It's Friday, hopefully Friday Fun Day for you fine folks, but for me it isn't anywhere near the end of the week yet. That's right, I'm teaching again on Friday nights. Woot, etc., not really. Anyway...have a cast. Much as I'd love to cast one of Jo Walton's Sulien books, there will never be a human actress badass enough to play either Sulien or Emer, so I'm going for the next best thing: Farthing. Being a British-country-house book with many characters, the cast selected here is cut down quite a bit, but the notables are present.
Lucy Kahn: played by Rooney Mara, Lucy is the wayward Eversley daughter--wayward in that she married a Jewish man. When a powerful political leader and member of the "Farthing Set" is murdered at her parents' country home, she begins to believe that she and her husband were invited to the house for the weekend in order to frame him as a radical Jew.

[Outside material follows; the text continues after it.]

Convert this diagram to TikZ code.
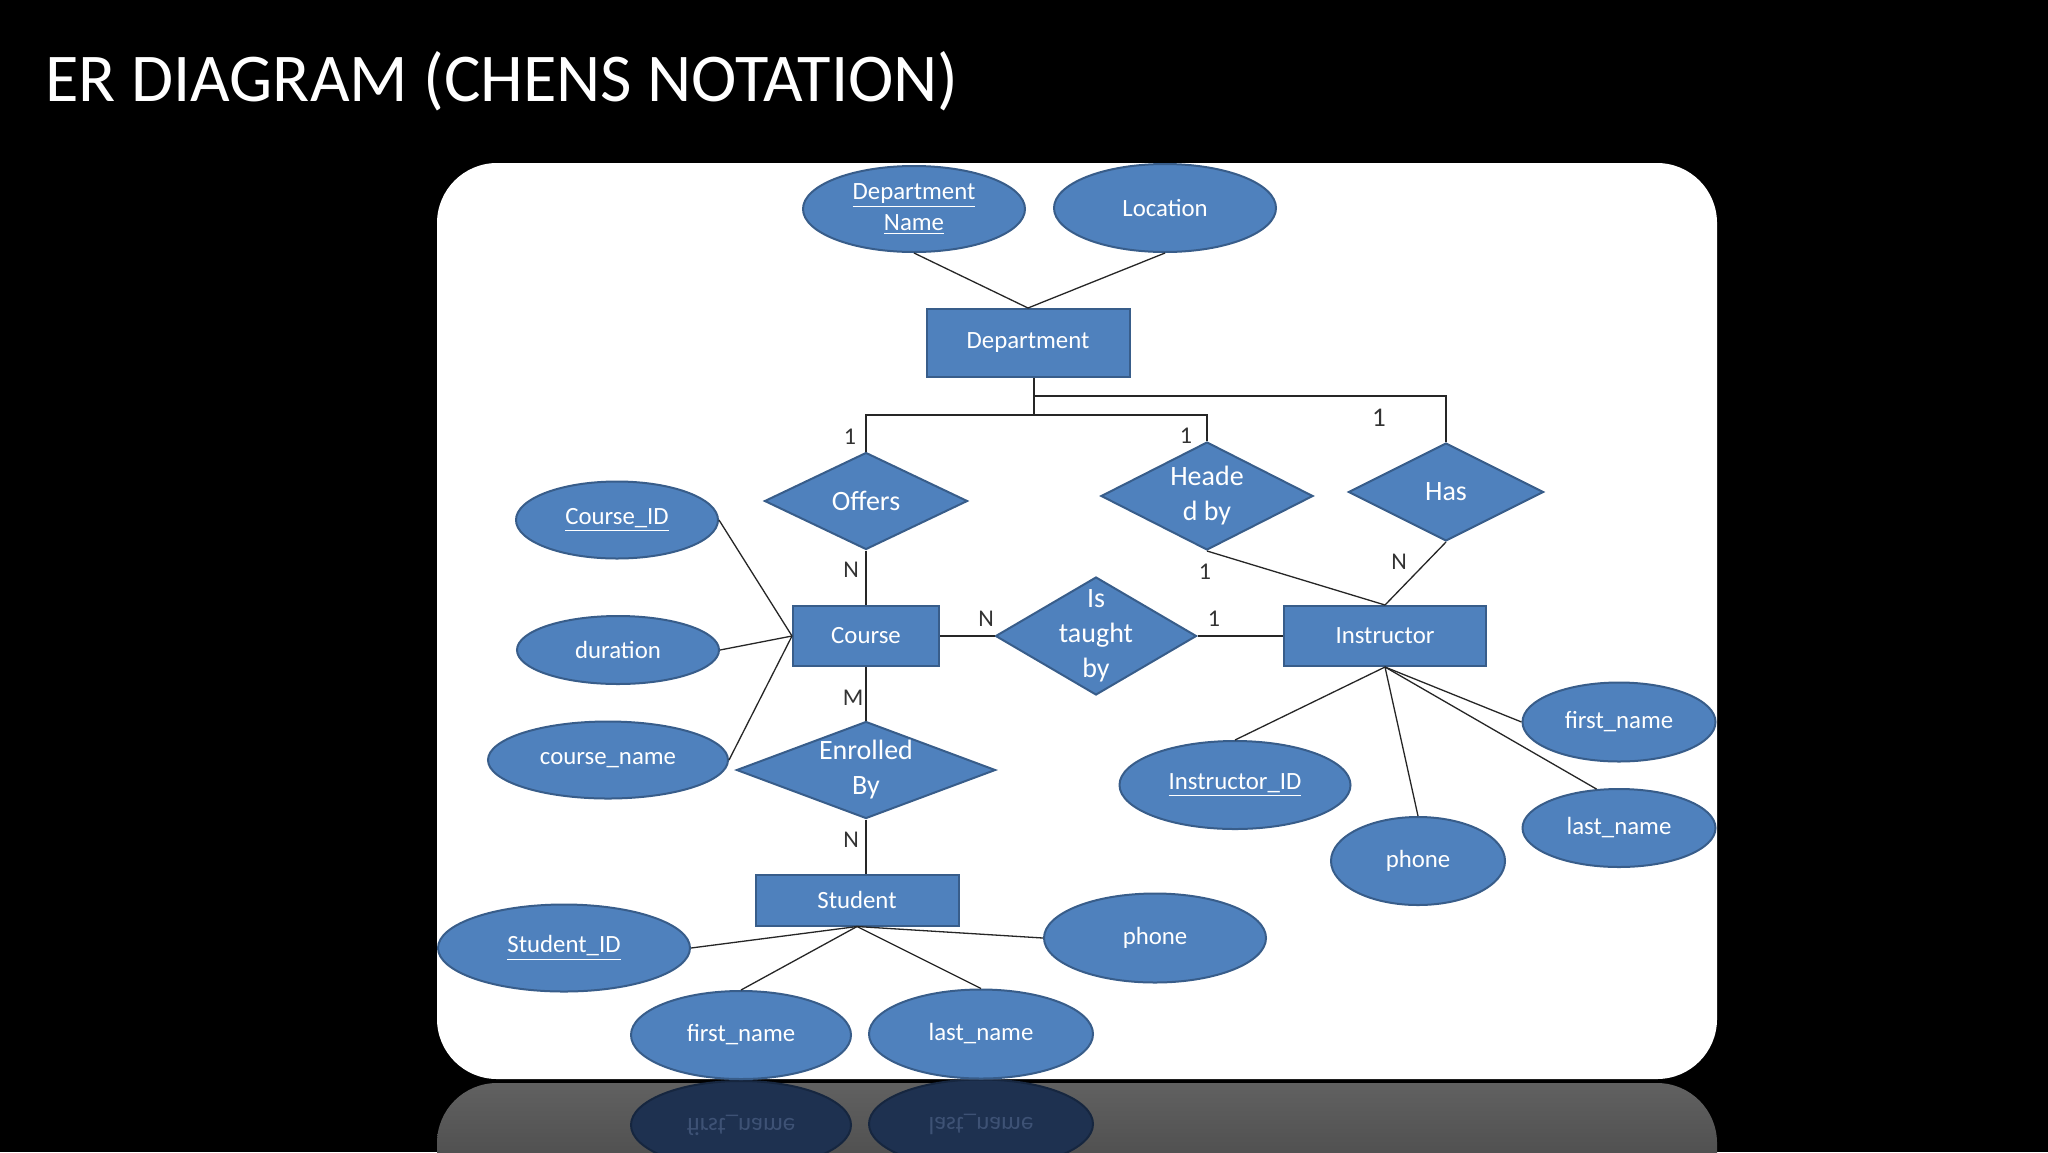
\documentclass[tikz,border=0pt]{standalone}
\usepackage{fontspec}
\setmainfont{Carlito}
\usetikzlibrary{shapes.geometric}
\definecolor{erblue}{HTML}{4F81BD}
\definecolor{erline}{HTML}{385D8A}
\definecolor{refblue}{HTML}{1E3150}
\definecolor{refline}{HTML}{16263F}
\definecolor{reftext}{HTML}{3E5275}
\begin{document}
\begin{tikzpicture}[x=0.5pt,y=-0.5pt,
  attr/.style={ellipse, fill=erblue, draw=erline, line width=1pt, inner sep=0pt, text=white, align=center, font=\fontsize{12.4}{15.6}\selectfont},
  ent/.style={rectangle, fill=erblue, draw=erline, line width=1pt, inner sep=0pt, text=white, font=\fontsize{12.4}{15}\selectfont},
  rel/.style={diamond, fill=erblue, draw=erline, line width=1pt, inner sep=0pt},
  reltext/.style={text=white, align=center, inner sep=0pt, font=\fontsize{14}{17.5}\selectfont},
  conn/.style={draw=black!85, line width=0.65pt},
  card/.style={text=black!80, inner sep=0pt, font=\fontsize{12}{14}\selectfont},
  refl/.style={ellipse, fill=refblue, draw=refline, line width=1pt, inner sep=0pt, text=reftext, font=\fontsize{12.4}{15}\selectfont},
]
% background
\fill[black] (0,0) rectangle (2048,1152);
\useasboundingbox (0,0) rectangle (2048,1152);

% title
\node[anchor=base west, inner sep=0pt, text=white, font=\fontsize{34.2}{38}\selectfont] (title) at (45,101) {ER DIAGRAM (CHENS NOTATION)};

% reflection
\begin{scope}
  \clip (0,0) rectangle (2048,1152);
  \shade[top color=black!62, bottom color=black!78, rounded corners=30pt] (437,1083) rectangle (1717,1260);
  \node[refl, minimum width=110pt, minimum height=44pt] (rsfn) at (741,1125) {};
  \node[refl, minimum width=112pt, minimum height=44.5pt] (rsln) at (981,1124) {};
  \begin{scope}[shift={(741,1125)}]
    \node[yscale=-1, transform shape, text=reftext, inner sep=0pt, font=\fontsize{12.4}{15}\selectfont] (rsfntext) at (0,0) {first\_name};
  \end{scope}
  \begin{scope}[shift={(981,1124)}]
    \node[yscale=-1, transform shape, text=reftext, inner sep=0pt, font=\fontsize{12.4}{15}\selectfont] (rslntext) at (0,0) {last\_name};
  \end{scope}
\end{scope}

% white panel
\fill[white, rounded corners=30pt] (437,163) rectangle (1717,1079);

% entities and attributes
\node[attr, minimum width=111pt, minimum height=43pt] (deptname) at (914,209) {\underline{Department}\\\underline{Name}};
\node[attr, minimum width=111pt, minimum height=44pt] (location) at (1165,208) {Location};
\node[ent, minimum width=101.5pt, minimum height=34pt] (dept) at (1028,343) {Department};

\node[rel, minimum width=101.5pt, minimum height=48.5pt, label={[reltext]center:Offers}] (offers) at (866,501) {};
\node[rel, minimum width=106pt, minimum height=54pt, label={[reltext]center:Heade\\d by}] (headed) at (1207,496) {};
\node[rel, minimum width=97.5pt, minimum height=49pt, label={[reltext]center:Has}] (has) at (1446,492) {};

\node[attr, minimum width=101pt, minimum height=38.5pt] (cid) at (617,520) {\underline{Course\_ID}};
\node[attr, minimum width=101pt, minimum height=34pt] (dur) at (618,650) {duration};
\node[attr, minimum width=120pt, minimum height=38.5pt] (cname) at (608,760) {course\_name};
\node[ent, minimum width=73pt, minimum height=30pt] (course) at (866,636) {Course};

\node[rel, minimum width=100.5pt, minimum height=59pt, label={[reltext]center:Is\\taught\\by}] (taught) at (1096,636) {};
\node[ent, minimum width=101pt, minimum height=30pt] (instr) at (1385,636) {Instructor};

\node[rel, minimum width=129.5pt, minimum height=48.5pt, label={[reltext]center:Enrolled\\By}] (enrolled) at (866,770) {};
\node[ent, minimum width=101.5pt, minimum height=25.5pt] (student) at (857,900) {Student};

\node[attr, minimum width=126pt, minimum height=43.5pt] (sid) at (564,948) {\underline{Student\_ID}};
\node[attr, minimum width=110pt, minimum height=44pt] (sfn) at (741,1035) {first\_name};
\node[attr, minimum width=112pt, minimum height=44.5pt] (sln) at (981,1034) {last\_name};
\node[attr, minimum width=111pt, minimum height=44.5pt] (sph) at (1155,938) {phone};

\node[attr, minimum width=115.5pt, minimum height=44pt] (iid) at (1235,785) {\underline{Instructor\_ID}};
\node[attr, minimum width=87pt, minimum height=44pt] (iph) at (1418,861) {phone};
\node[attr, minimum width=96.5pt, minimum height=39.5pt] (ifn) at (1619,722) {first\_name};
\node[attr, minimum width=96.5pt, minimum height=39pt] (iln) at (1619,828) {last\_name};

% connectors
\draw[conn] (deptname.south) -- (dept.north);
\draw[conn] (location.south) -- (dept.north);
\coordinate (tA) at (1034,396);
\coordinate (tB) at (1034,415);
\draw[conn] ([xshift=3pt]dept.south) -- (tB);
\draw[conn] (tA) -| (has.north);
\draw[conn] (offers.north) |- (tB);
\draw[conn] (tB) -| (headed.north);

\draw[conn] (cid.east) -- (course.west);
\draw[conn] (dur.east) -- (course.west);
\draw[conn] (cname.east) -- (course.west);
\draw[conn] (offers.south) -- (course.north);
\draw[conn] (course.south) -- (enrolled.north);
\draw[conn] (enrolled.south) -- (enrolled.south |- student.north);
\draw[conn] (course.east) -- (taught.west);
\draw[conn] (taught.east) -- (instr.west);
\draw[conn] (headed.south) -- (instr.north);
\draw[conn] (has.south) -- (instr.north);

\draw[conn] (student.south) -- (sid.east);
\draw[conn] (student.south) -- (sfn.north);
\draw[conn] (student.south) -- (sln.north);
\draw[conn] (student.south) -- (sph.west);

\draw[conn] (instr.south) -- (iid.north);
\draw[conn] (instr.south) -- (iph.north);
\draw[conn] (instr.south) -- (ifn.west);
\draw[conn] (instr.south) -- (iln.120);

% cardinalities
\node[card] (c1) at (850,437) {1};
\node[card] (c2) at (1186,436) {1};
\node[card, font=\fontsize{13.5}{16}\selectfont] (c3) at (1379,418) {1};
\node[card] (c4) at (851,570) {N};
\node[card] (c5) at (853,698) {M};
\node[card] (c6) at (851,840) {N};
\node[card] (c7) at (986,619) {N};
\node[card] (c8) at (1214,619) {1};
\node[card] (c9) at (1205,572) {1};
\node[card] (c10) at (1399,562) {N};
\end{tikzpicture}
\end{document}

David Kahn: played by Julian Morris, David is Lucy's husband. He has a small banking operation which gives loans to entrepreneurs and small business owners, mainly Jewish people and women. He has a radical friend in France with whom he corresponds, which casts doubt on his character.
Lady Eversley: played by Emma Thompson, Lady Eversley is Lucy's horrifying mother. Do her aloof demeanor and impeccable manners mask a murderer?
Lord Eversley: played by Geoffrey Rush, Lord Eversley is Lucy's somewhat less horrifying father. While he and Lucy are riding at Farthing, he is apparently targeted by a Bolshevik with a rifle. Is he too on the list of intended fatalities?
Lady Angela Thirkie/Mrs. Daphne Normanby: played by Rachael Stirling, Angela and Daphne are sisters. Daphne's doomed affair with the man who would become Angela's husband and the murder victim haunts the women's relationships with their husbands and each other.
Mark Normanby: played by Clive Owen, Mark is a vicious politician on the rise and Daphne's husband.
Inspector Carmichael: played by Christian Bale, Carmichael is the Scotland Yard inspector assigned to tackle the Thirkie murder case.